To close the LLC’s IRS account, send a letter to the IRS at Cincinnati, OH 45999 that includes the entity’s legal name, EIN, business address, and the reason for closing. If you have the original EIN assignment notice (CP 541), include a copy.9Internal Revenue Service. Closing a Business The IRS will not close the account until all required returns are filed and taxes paid.

After Termination

Once the articles of termination are filed and accepted, the LLC is no longer subject to Tennessee’s annual report requirement or franchise and excise taxes going forward. The annual report fee for Tennessee LLCs starts at $300, so filing SS-4245 promptly after winding up prevents that cost from recurring.

Keep the stamped copy of SS-4245 — you will need it to close bank accounts, cancel business licenses, and terminate contracts tied to the LLC. The LLC’s terminated status is visible in the Secretary of State’s online database, which third parties like banks and licensing agencies routinely check.

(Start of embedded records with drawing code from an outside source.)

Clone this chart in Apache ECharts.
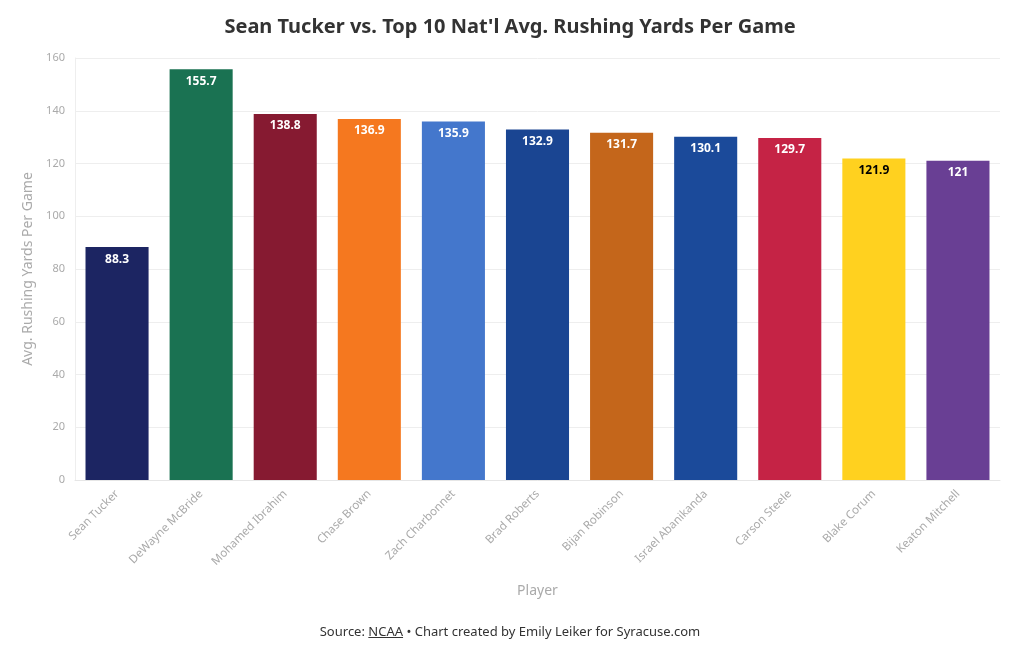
<!DOCTYPE html>
<html><head><meta charset="utf-8">
<script src="https://cdn.jsdelivr.net/npm/echarts@6/dist/echarts.min.js"></script>
<style>html,body{margin:0;padding:0;background:#fff;}#c{width:1020px;height:650px;}
#src{position:absolute;left:0;width:1020px;top:622px;text-align:center;font-family:"Source Sans Pro","Noto Sans",sans-serif;font-size:13px;color:#333;}
#src u{text-decoration:underline;}</style>
</head><body>
<div id="c"></div>
<div id="src">Source: <u>NCAA</u> • Chart created by Emily Leiker for Syracuse.com</div>
<script>
const players = ["Sean Tucker","DeWayne McBride","Mohamed Ibrahim","Chase Brown","Zach Charbonnet","Brad Roberts","Bijan Robinson","Israel Abanikanda","Carson Steele","Blake Corum","Keaton Mitchell"];
const yardsPerGame = [88.3,155.7,138.8,136.9,135.9,132.9,131.7,130.1,129.7,121.9,121];
const barColors = ["#1c2562","#1a7252","#861a31","#f5781f","#4477cc","#1a4592","#c4661b","#1b4a9a","#c52345","#ffd11f","#693f94"];
const labelColors = ["#fff","#fff","#fff","#fff","#fff","#fff","#fff","#fff","#fff","#000","#fff"];
const font = '"Source Sans Pro","Noto Sans",sans-serif';
const chart = echarts.init(document.getElementById('c'));
chart.setOption({
  animation:false,
  title:{text:"Sean Tucker vs. Top 10 Nat'l Avg. Rushing Yards Per Game",left:'center',top:12,
    textStyle:{fontFamily:font,fontWeight:'bold',fontSize:20,color:'#333'}},
  grid:{left:75,right:20,top:58,bottom:170},
  xAxis:{type:'category',data:players,name:'Player',nameLocation:'middle',nameGap:104,
    nameTextStyle:{fontFamily:font,fontSize:14,color:'#aaa'},
    axisLine:{lineStyle:{color:'#e6e6e6'}},
    axisTick:{alignWithLabel:true,length:5,lineStyle:{color:'#e6e6e6'}},
    axisLabel:{rotate:45,fontFamily:font,fontSize:11.5,color:'#aaa',margin:12}},
  yAxis:{type:'value',min:0,max:160,interval:20,name:'Avg. Rushing Yards Per Game',nameLocation:'middle',nameGap:40,
    nameTextStyle:{fontFamily:font,fontSize:14,color:'#aaa'},
    axisLine:{show:true,lineStyle:{color:'#eeeeee'}},axisTick:{show:false},
    axisLabel:{fontFamily:font,fontSize:11,color:'#aaa',margin:10},
    splitLine:{lineStyle:{color:'#eeeeee'}}},
  series:[{type:'bar',barCategoryGap:'25%',
    data:yardsPerGame.map((v,i)=>({value:v,itemStyle:{color:barColors[i]},label:{color:labelColors[i]}})),
    label:{show:true,position:'insideTop',distance:6,fontFamily:font,fontWeight:'bold',fontSize:12}}]
});
</script>
</body></html>
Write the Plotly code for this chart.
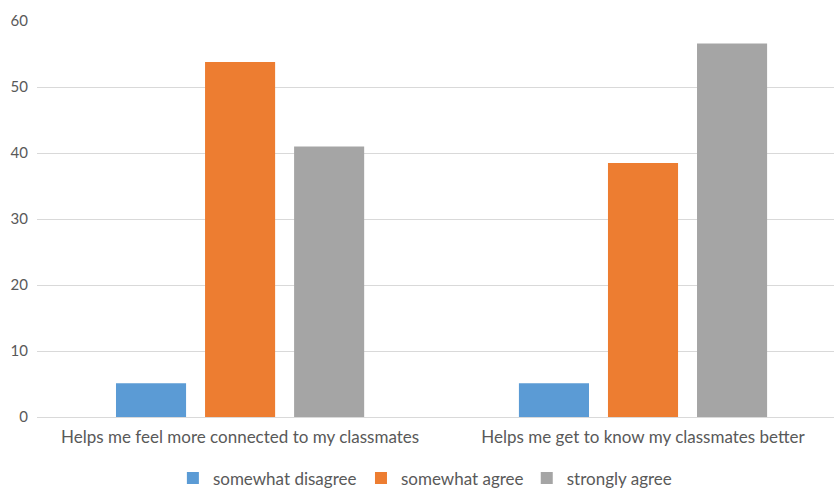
import plotly.graph_objects as go

categories = ["Helps me feel more connected to my classmates",
              "Helps me get to know my classmates better"]
series_names = ["somewhat disagree", "somewhat agree", "strongly agree"]
somewhat_disagree = [5.1, 5.1]
somewhat_agree = [53.8, 38.5]
strongly_agree = [41.0, 56.6]
y_ticks = [0, 10, 20, 30, 40, 50, 60]

colors = ["#5B9BD5", "#ED7D31", "#A5A5A5"]
FONT = "Lato, Noto Sans, sans-serif"

legend_ids = ["legend", "legend2", "legend3"]
legend_x = [0.1705, 0.4065, 0.6145]

fig = go.Figure()
for name, vals, c, lg in zip(series_names, [somewhat_disagree, somewhat_agree, strongly_agree],
                             colors, legend_ids):
    fig.add_trace(go.Bar(x=categories, y=vals, name=name, marker_color=c,
                         marker_line_width=0, legend=lg))

leg_common = dict(orientation="h", y=-0.155, yanchor="middle", xanchor="left",
                  font=dict(size=17, color="#595959"), itemwidth=30,
                  bgcolor="rgba(0,0,0,0)", borderwidth=0)

fig.update_layout(
    width=834, height=489,
    margin=dict(l=37, r=0, t=21, b=72, autoexpand=False),
    paper_bgcolor="white", plot_bgcolor="white",
    barmode="group", bargap=0.337, bargroupgap=0.213,
    font=dict(family=FONT, size=17, color="#595959"),
    showlegend=True,
    legend=dict(x=legend_x[0], **leg_common),
    legend2=dict(x=legend_x[1], **leg_common),
    legend3=dict(x=legend_x[2], **leg_common),
)
fig.update_xaxes(range=[-0.504, 1.474], showgrid=False, showline=False, ticks="",
                 tickfont=dict(size=17, color="#595959"), ticklabelstandoff=8,
                 automargin=False)
fig.update_yaxes(range=[0, 60], tickvals=y_ticks, showgrid=True, gridcolor="#D9D9D9",
                 gridwidth=1, zeroline=True, zerolinecolor="#D9D9D9", zerolinewidth=1,
                 showline=False, ticks="", tickfont=dict(size=15, color="#595959"),
                 ticklabelstandoff=8, automargin=False)

fig.write_html("out.html")
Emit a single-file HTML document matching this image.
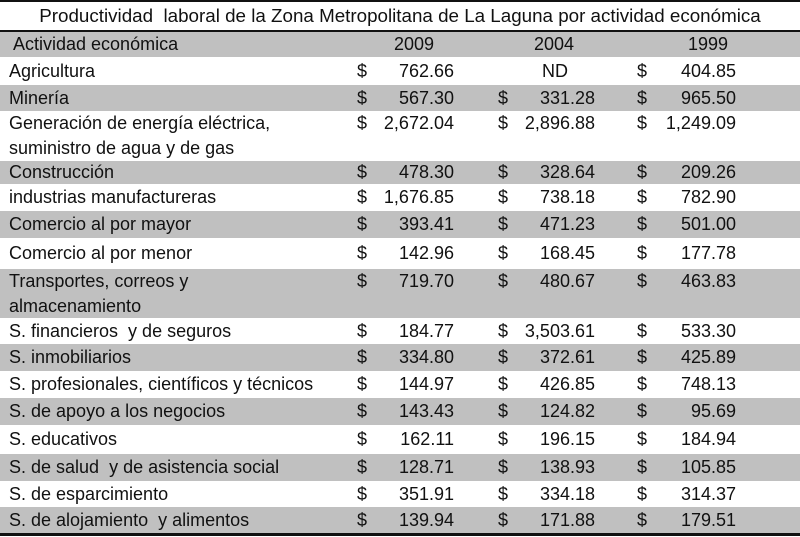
<!DOCTYPE html>
<html><head><meta charset="utf-8"><style>
html,body{margin:0;padding:0;background:#fff;}
#t{position:relative;width:800px;height:537px;overflow:hidden;font-family:"Liberation Sans",sans-serif;color:#111;font-size:18px;}
.ln{position:absolute;left:0;width:800px;background:#111;}
.row{position:absolute;left:0;width:800px;}
.g{background:#c0c0c0;}
.lab{position:absolute;left:9px;top:0;line-height:26px;white-space:nowrap;}
.cur{position:absolute;top:0;line-height:26px;}
.val{position:absolute;top:0;line-height:26px;text-align:right;width:120px;}
.yr{position:absolute;top:0;line-height:25px;width:80px;text-align:center;}
</style></head><body>
<div id="t">
<div class="ln" style="top:0;height:2px"></div>
<div class="row" style="top:2px;height:28px;text-align:center;line-height:28px;font-size:18.8px">Productividad&nbsp; laboral de la Zona Metropolitana de La Laguna por actividad económica</div>
<div class="ln" style="top:30px;height:2px"></div>
<div class="row g" style="top:32px;height:25px">
<div class="lab" style="line-height:25px;left:13px">Actividad económica</div>
<div class="yr" style="left:374px">2009</div>
<div class="yr" style="left:514px">2004</div>
<div class="yr" style="left:668px">1999</div>
</div>
<div class="ln" style="top:533px;height:3px"></div>
</div>
<script>
const activities=["Agricultura","Minería","Generación de energía eléctrica,<br>suministro de agua y de gas","Construcción","industrias manufactureras","Comercio al por mayor","Comercio al por menor","Transportes, correos y<br>almacenamiento","S. financieros&nbsp; y de seguros","S. inmobiliarios","S. profesionales, científicos y técnicos","S. de apoyo a los negocios","S. educativos","S. de salud&nbsp; y de asistencia social","S. de esparcimiento","S. de alojamiento&nbsp; y alimentos"];
const v2009=["762.66","567.30","2,672.04","478.30","1,676.85","393.41","142.96","719.70","184.77","334.80","144.97","143.43","162.11","128.71","351.91","139.94"];
const v2004=["ND","331.28","2,896.88","328.64","738.18","471.23","168.45","480.67","3,503.61","372.61","426.85","124.82","196.15","138.93","334.18","171.88"];
const v1999=["404.85","965.50","1,249.09","209.26","782.90","501.00","177.78","463.83","533.30","425.89","748.13","95.69","184.94","105.85","314.37","179.51"];
const tops=[58,85,111,161,184,211,238,269,318,344,371,398,425,454,481,507,533];
const t=document.getElementById('t');
activities.forEach((a,i)=>{
  const r=document.createElement('div');
  r.className='row'+(i%2?' g':'');
  const h=tops[i+1]-tops[i];
  r.style.top=tops[i]+'px';r.style.height=h+'px';
  
  
  const two=a.includes('<br>');
  const lh=two?'25px':h+'px';
  const l=document.createElement('div');l.className='lab';l.innerHTML=a;
  l.style.lineHeight=lh;
  
  
  r.appendChild(l);
  [[v2009,357,334],[v2004,498,475],[v1999,637,616]].forEach(([arr,cx,vx])=>{
    const v=arr[i];
    if(v==='ND'){
      const n=document.createElement('div');n.className='yr';n.style.left='515px';n.style.lineHeight=lh;n.textContent='ND';
      
      
      r.appendChild(n);return;
    }
    const c=document.createElement('div');c.className='cur';c.style.left=cx+'px';c.style.lineHeight=lh;c.textContent='$';
    
    
    r.appendChild(c);
    const e=document.createElement('div');e.className='val';e.style.left=vx+'px';e.style.lineHeight=lh;e.textContent=v;
    
    
    r.appendChild(e);
  });
  t.appendChild(r);
});
</script>
</body></html>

Even after termination, hold onto your business records. Tax returns and supporting documents should be kept for at least seven years to cover the IRS’s standard and extended audit windows. Formation documents, ownership records, and major contracts are worth keeping indefinitely or until all possible legal claims are time-barred. If the LLC had employees, retain payroll records for at least four years after the final return is filed.